→ **Problem details**: Please reproduce exactly the lines between the line holding "Give me the matplotlib source for this chart." and the line holding "plt.rcParams['font.family'] = ['Liberation", inclusive, leaving out any pictures.

* Start *

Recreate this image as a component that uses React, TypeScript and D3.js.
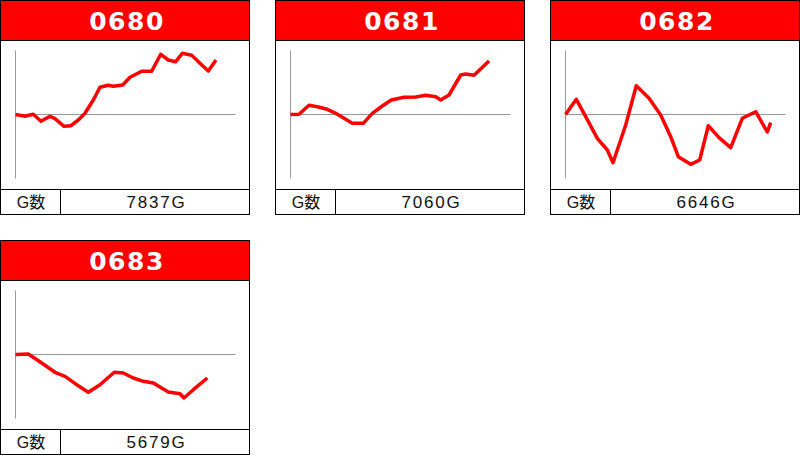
import * as d3 from "d3";

const machineIds = ["0680", "0681", "0682", "0683"];
const gameCounts = ["7837G", "7060G", "6646G", "5679G"];
const footerLabel = "G数";

// [games, coin difference]
const slump0680: [number, number][] = [
  [0, 0], [380, -90], [712, 10], [1020, -340], [1380, -90], [1580, -210],
  [1940, -590], [2220, -560], [2512, -275], [2780, 60], [3112, 725],
  [3380, 1360], [3712, 1460], [3912, 1410], [4288, 1475], [4580, 1860],
  [5048, 2160], [5448, 2160], [5808, 3010], [6112, 2725], [6408, 2640],
  [6672, 3060], [7048, 2960], [7380, 2560], [7712, 2175], [8020, 2725],
];

const slump0681: [number, number][] = [
  [0, 0], [340, 10], [740, 460], [1072, 390], [1472, 260], [1808, 60],
  [2140, -190], [2472, -440], [2912, -440], [3272, 60], [3672, 425],
  [4032, 725], [4540, 860], [5008, 875], [5408, 960], [5808, 890],
  [6008, 725], [6340, 975], [6808, 1975], [7008, 2025], [7340, 1960],
  [7940, 2675],
];

const slump0682: [number, number][] = [
  [0, 0], [432, 760], [808, -110], [1272, -1190], [1672, -1775],
  [1900, -2410], [2408, -525], [2832, 1440], [3340, 810], [3808, -25],
  [4208, -1110], [4512, -2110], [5008, -2490], [5368, -2275], [5712, -560],
  [6140, -1160], [6608, -1660], [7072, -190], [7608, 140], [8072, -875],
  [8208, -410],
];

const slump0683: [number, number][] = [
  [0, 0], [512, 25], [1048, -425], [1580, -890], [1980, -1090],
  [2448, -1510], [2912, -1890], [3380, -1510], [3952, -890], [4312, -925],
  [4712, -1175], [5112, -1340], [5512, -1425], [6112, -1875], [6580, -1960],
  [6740, -2175], [7112, -1760], [7672, -1175],
];

const slumpSeries = [slump0680, slump0681, slump0682, slump0683];

const gameDomain: [number, number] = [0, 8800];
const coinDomain: [number, number] = [-3200, 3200];

const PANEL_W = 250;
const PANEL_H = 215;
const HEADER_H = 40;
const FOOTER_TOP = 189;
const LABEL_W = 60;

const x = d3.scaleLinear().domain(gameDomain).range([15.5, 235.5]);
const y = d3.scaleLinear().domain(coinDomain).range([178.5, 50.5]);

const line = d3
  .line<[number, number]>()
  .x((d) => x(d[0]))
  .y((d) => y(d[1]));

function Panel({
  id,
  games,
  data,
  left,
  top,
}: {
  id: string;
  games: string;
  data: [number, number][];
  left: number;
  top: number;
}) {
  return (
    <g transform={`translate(${left},${top})`}>
      <rect x={0} y={0} width={PANEL_W} height={HEADER_H} fill="#ff0000" />
      <text
        x={PANEL_W / 2 + 2}
        y={30}
        textAnchor="middle"
        fill="#fff"
        fontFamily="'DejaVu Sans', sans-serif"
        fontWeight="bold"
        fontSize={25}
        letterSpacing={1.5}
      >
        {id}
      </text>

      {/* axes */}
      <line
        x1={x(0)}
        x2={x(0)}
        y1={y(coinDomain[1])}
        y2={y(coinDomain[0])}
        stroke="#999"
        strokeWidth={1}
      />
      <line
        x1={x(0)}
        x2={x(gameDomain[1])}
        y1={y(0)}
        y2={y(0)}
        stroke="#999"
        strokeWidth={1}
      />

      <path
        d={line(data) ?? ""}
        fill="none"
        stroke="#ff0000"
        strokeWidth={3.5}
        strokeLinejoin="round"
      />

      {/* frame */}
      <rect
        x={0.5}
        y={0.5}
        width={PANEL_W - 1}
        height={PANEL_H - 1}
        fill="none"
        stroke="#000"
      />
      <line x1={0} x2={PANEL_W} y1={HEADER_H + 0.5} y2={HEADER_H + 0.5} stroke="#000" />
      <line x1={0} x2={PANEL_W} y1={FOOTER_TOP + 0.5} y2={FOOTER_TOP + 0.5} stroke="#000" />
      <line
        x1={LABEL_W + 0.5}
        x2={LABEL_W + 0.5}
        y1={FOOTER_TOP}
        y2={PANEL_H}
        stroke="#000"
      />

      <text
        x={LABEL_W / 2 + 1}
        y={208}
        textAnchor="middle"
        fill="#111"
        fontFamily="'Liberation Sans', 'Noto Sans CJK JP', sans-serif"
        fontSize={16}
      >
        {footerLabel}
      </text>
      <text
        x={(LABEL_W + PANEL_W) / 2 + 1.5}
        y={208}
        textAnchor="middle"
        fill="#111"
        fontFamily="'Liberation Sans', sans-serif"
        fontSize={17}
        letterSpacing={1.8}
      >
        {games}
      </text>
    </g>
  );
}

export default function App() {
  return (
    <svg
      width={800}
      height={455}
      style={{ position: "absolute", left: 0, top: 0, background: "#fff" }}
    >
      {machineIds.map((id, i) => (
        <Panel
          key={id}
          id={id}
          games={gameCounts[i]}
          data={slumpSeries[i]}
          left={(i % 3) * 275}
          top={Math.floor(i / 3) * 240}
        />
      ))}
    </svg>
  );
}
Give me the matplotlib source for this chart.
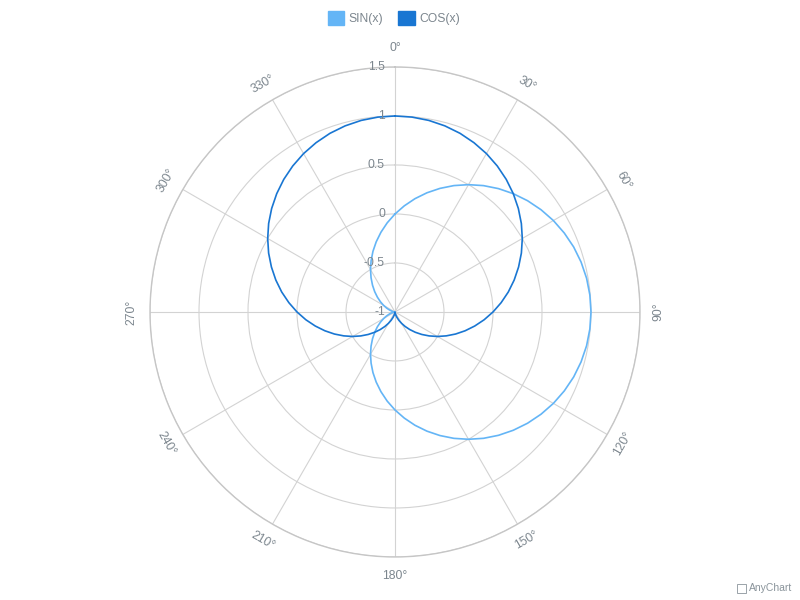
import numpy as np
import matplotlib
matplotlib.use('Agg')
import matplotlib.pyplot as plt
from matplotlib.patches import Patch, Rectangle

plt.rcParams['font.family'] = ['Liberation Sans', 'DejaVu Sans']

# ---- data (angle in degrees, value) ----
angles_deg = list(range(0, 365, 5))
sin_vals = [0, .087, .174, .259, .342, .423, .5, .574, .643, .707, .766, .819, .866, .906, .94,
            .966, .985, .996, 1,
            .996, .985, .966, .94, .906, .866, .819, .766, .707, .643, .574, .5, .423, .342,
            .259, .174, .087, 0,
            -.087, -.174, -.259, -.342, -.423, -.5, -.574, -.643, -.707, -.766, -.819, -.866,
            -.906, -.94, -.966, -.985, -.996, -1,
            -.996, -.985, -.966, -.94, -.906, -.866, -.819, -.766, -.707, -.643, -.574, -.5,
            -.423, -.342, -.259, -.174, -.087, 0]
cos_vals = [1, .996, .985, .966, .94, .906, .866, .819, .766, .707, .643, .574, .5, .423, .342,
            .259, .174, .087, 0,
            -.087, -.174, -.259, -.342, -.423, -.5, -.574, -.643, -.707, -.766, -.819, -.866,
            -.906, -.94, -.966, -.985, -.996, -1,
            -.996, -.985, -.966, -.94, -.906, -.866, -.819, -.766, -.707, -.643, -.574, -.5,
            -.423, -.342, -.259, -.174, -.087, 0,
            .087, .174, .259, .342, .423, .5, .574, .643, .707, .766, .819, .866, .906, .94,
            .966, .985, .996, 1]

r_ticks = [-1, -0.5, 0, 0.5, 1, 1.5]
r_labels = ['-1', '-0.5', '0', '0.5', '1', '1.5']
theta_ticks = list(range(0, 360, 30))

sin_color = '#64b5f6'
cos_color = '#1976d2'
grid_color = '#d3d3d3'
text_color = '#7c868e'

fig = plt.figure(figsize=(8, 6), dpi=100)
ax = fig.add_axes([0.1875, 0.0717, 0.6125, 0.8167], projection='polar')
ax.set_theta_zero_location('N')
ax.set_theta_direction(-1)
ax.set_ylim(-1, 1.5)

theta = np.deg2rad(angles_deg)
ax.plot(theta, sin_vals, color=sin_color, lw=1.2, zorder=3)
ax.plot(theta, cos_vals, color=cos_color, lw=1.2, zorder=4)

# grid
ax.set_yticks(r_ticks)
ax.set_yticklabels([])
ax.set_xticks(np.deg2rad(theta_ticks))
ax.set_xticklabels([])
ax.grid(True, color=grid_color, lw=0.8)
ax.spines['polar'].set_color('#c6c6c6')
ax.spines['polar'].set_linewidth(1.0)
ax.tick_params(axis='x', direction='out', length=6, color=grid_color, width=0.8)

# radial labels along the 0 deg line
for r, lab in zip(r_ticks, r_labels):
    ax.annotate(lab, xy=(0, r), xytext=(-10, 0), textcoords='offset pixels',
                ha='right', va='center', fontsize=8.7, color=text_color, zorder=5)

# angle labels, rotated along the circle
for t in theta_ticks:
    rot = -t
    while rot <= -90:
        rot += 180
    while rot > 90:
        rot -= 180
    ax.text(np.deg2rad(t), 1.69, f'{t}°', ha='center', va='center', rotation=rot,
            rotation_mode='anchor', fontsize=8.7, color=text_color, clip_on=False)

# legend
handles = [Patch(facecolor=sin_color, edgecolor=sin_color, label='SIN(x)'),
           Patch(facecolor=cos_color, edgecolor=cos_color, label='COS(x)')]
leg = fig.legend(handles=handles, loc='center', bbox_to_anchor=(0.492, 0.97), ncol=2,
                 frameon=False, fontsize=8.7, handlelength=1.35, handleheight=1.35,
                 handletextpad=0.35, columnspacing=1.3)
for txt in leg.get_texts():
    txt.set_color(text_color)

# credits
fig.patches.append(Rectangle((0.9215, 0.0125), 0.011, 0.0145, transform=fig.transFigure,
                             fill=False, edgecolor='#8a949b', lw=0.6))
fig.text(0.9365, 0.02, 'AnyChart', fontsize=7.5, color='#8a949b', ha='left', va='center')

fig.savefig('out.png', dpi=100)
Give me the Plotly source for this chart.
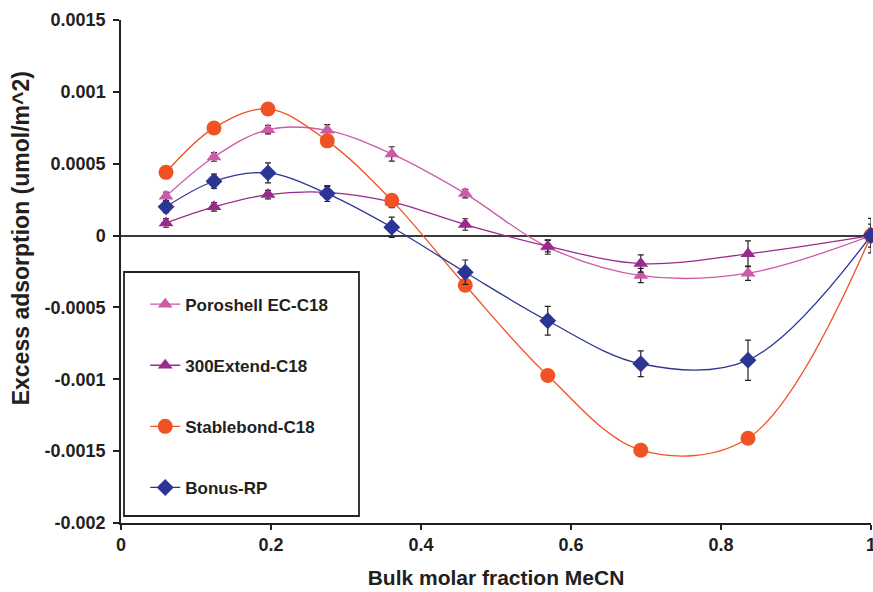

* End *

→ **Task response**:
Give me the matplotlib source for this chart.
import numpy as np
import matplotlib
matplotlib.use('Agg')
import matplotlib.pyplot as plt
from matplotlib.patches import Patch, Rectangle

plt.rcParams['font.family'] = ['Liberation Sans', 'DejaVu Sans']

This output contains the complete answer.